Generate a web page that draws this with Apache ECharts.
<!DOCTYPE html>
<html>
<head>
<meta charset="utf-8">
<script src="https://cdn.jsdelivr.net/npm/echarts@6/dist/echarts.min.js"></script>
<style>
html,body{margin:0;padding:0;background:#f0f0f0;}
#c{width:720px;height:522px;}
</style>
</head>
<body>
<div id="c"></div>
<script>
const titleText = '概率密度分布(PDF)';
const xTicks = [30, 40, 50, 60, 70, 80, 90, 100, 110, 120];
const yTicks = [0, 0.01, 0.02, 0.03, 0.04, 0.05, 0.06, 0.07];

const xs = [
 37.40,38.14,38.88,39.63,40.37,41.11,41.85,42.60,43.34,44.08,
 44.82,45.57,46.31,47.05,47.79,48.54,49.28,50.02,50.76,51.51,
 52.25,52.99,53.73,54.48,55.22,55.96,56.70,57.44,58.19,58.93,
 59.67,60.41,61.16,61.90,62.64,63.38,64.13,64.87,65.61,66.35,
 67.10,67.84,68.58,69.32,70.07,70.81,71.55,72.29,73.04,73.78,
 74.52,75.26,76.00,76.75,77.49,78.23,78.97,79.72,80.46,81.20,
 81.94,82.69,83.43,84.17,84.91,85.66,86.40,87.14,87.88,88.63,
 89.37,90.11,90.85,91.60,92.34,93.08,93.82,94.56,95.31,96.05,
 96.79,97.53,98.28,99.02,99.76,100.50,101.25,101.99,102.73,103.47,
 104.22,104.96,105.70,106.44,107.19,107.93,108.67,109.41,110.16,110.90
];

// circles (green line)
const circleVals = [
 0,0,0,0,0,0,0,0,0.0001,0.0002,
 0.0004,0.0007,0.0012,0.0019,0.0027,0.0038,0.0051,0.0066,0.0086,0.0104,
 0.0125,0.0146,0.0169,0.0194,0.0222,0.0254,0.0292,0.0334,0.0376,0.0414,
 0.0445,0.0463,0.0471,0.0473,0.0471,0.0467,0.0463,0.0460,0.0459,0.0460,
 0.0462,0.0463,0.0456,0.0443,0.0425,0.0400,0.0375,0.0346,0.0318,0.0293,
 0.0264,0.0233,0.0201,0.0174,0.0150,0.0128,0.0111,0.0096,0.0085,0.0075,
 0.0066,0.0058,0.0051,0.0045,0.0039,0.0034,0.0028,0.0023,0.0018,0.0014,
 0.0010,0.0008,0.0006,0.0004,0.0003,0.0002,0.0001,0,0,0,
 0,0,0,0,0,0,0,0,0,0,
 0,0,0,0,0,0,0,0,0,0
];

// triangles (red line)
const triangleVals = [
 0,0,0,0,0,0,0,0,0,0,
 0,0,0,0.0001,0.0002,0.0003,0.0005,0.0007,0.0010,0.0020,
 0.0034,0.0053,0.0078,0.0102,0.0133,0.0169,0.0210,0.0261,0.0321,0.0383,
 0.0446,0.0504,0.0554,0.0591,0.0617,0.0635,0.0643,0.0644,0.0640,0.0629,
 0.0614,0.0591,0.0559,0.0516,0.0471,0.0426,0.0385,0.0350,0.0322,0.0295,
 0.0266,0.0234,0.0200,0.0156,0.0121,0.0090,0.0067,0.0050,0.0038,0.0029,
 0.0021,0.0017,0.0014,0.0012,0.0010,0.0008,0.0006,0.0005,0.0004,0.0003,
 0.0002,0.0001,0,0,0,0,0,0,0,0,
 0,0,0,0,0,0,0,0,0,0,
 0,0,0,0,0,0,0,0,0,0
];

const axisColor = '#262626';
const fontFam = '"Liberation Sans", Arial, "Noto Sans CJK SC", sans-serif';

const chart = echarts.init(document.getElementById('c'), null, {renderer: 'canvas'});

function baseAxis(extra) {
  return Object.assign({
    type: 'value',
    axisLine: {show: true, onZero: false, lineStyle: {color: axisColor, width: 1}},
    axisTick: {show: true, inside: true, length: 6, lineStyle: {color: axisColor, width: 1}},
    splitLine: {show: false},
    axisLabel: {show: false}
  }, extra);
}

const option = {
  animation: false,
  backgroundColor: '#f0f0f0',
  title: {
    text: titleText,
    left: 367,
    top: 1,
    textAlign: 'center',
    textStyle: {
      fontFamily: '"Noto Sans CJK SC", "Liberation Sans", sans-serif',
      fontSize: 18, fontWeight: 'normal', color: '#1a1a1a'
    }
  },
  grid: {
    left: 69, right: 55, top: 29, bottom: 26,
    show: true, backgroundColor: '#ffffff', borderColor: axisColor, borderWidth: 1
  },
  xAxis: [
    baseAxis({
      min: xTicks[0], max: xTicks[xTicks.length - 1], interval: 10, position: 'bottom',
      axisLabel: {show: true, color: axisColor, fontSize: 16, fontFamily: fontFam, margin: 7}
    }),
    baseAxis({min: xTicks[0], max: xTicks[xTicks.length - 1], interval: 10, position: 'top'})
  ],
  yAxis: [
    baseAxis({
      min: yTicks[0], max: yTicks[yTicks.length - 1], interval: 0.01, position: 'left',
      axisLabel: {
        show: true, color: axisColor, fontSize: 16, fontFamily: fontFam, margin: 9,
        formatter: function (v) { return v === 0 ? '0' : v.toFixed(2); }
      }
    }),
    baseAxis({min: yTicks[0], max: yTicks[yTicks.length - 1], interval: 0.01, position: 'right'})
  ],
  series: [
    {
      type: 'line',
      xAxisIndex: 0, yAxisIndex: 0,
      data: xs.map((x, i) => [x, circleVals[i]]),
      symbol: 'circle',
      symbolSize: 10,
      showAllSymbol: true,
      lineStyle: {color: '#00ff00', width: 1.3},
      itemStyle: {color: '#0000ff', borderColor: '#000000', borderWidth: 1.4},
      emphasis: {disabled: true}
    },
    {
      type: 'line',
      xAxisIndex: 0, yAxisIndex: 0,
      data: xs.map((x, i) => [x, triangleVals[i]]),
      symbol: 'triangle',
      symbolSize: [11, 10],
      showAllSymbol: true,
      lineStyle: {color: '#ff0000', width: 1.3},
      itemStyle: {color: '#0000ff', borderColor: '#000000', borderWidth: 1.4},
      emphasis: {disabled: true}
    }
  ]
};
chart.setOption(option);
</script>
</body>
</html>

* The task: Only the lines from the first line of the material above through the line that contains "const yTicks = [0, 0.01, 0.02, 0.03, 0.04, 0.05, 0.06, 0.07];" should be quoted, each one exactly.

* Correct result:
Generate a web page that draws this with Apache ECharts.
<!DOCTYPE html>
<html>
<head>
<meta charset="utf-8">
<script src="https://cdn.jsdelivr.net/npm/echarts@6/dist/echarts.min.js"></script>
<style>
html,body{margin:0;padding:0;background:#f0f0f0;}
#c{width:720px;height:522px;}
</style>
</head>
<body>
<div id="c"></div>
<script>
const titleText = '概率密度分布(PDF)';
const xTicks = [30, 40, 50, 60, 70, 80, 90, 100, 110, 120];
const yTicks = [0, 0.01, 0.02, 0.03, 0.04, 0.05, 0.06, 0.07];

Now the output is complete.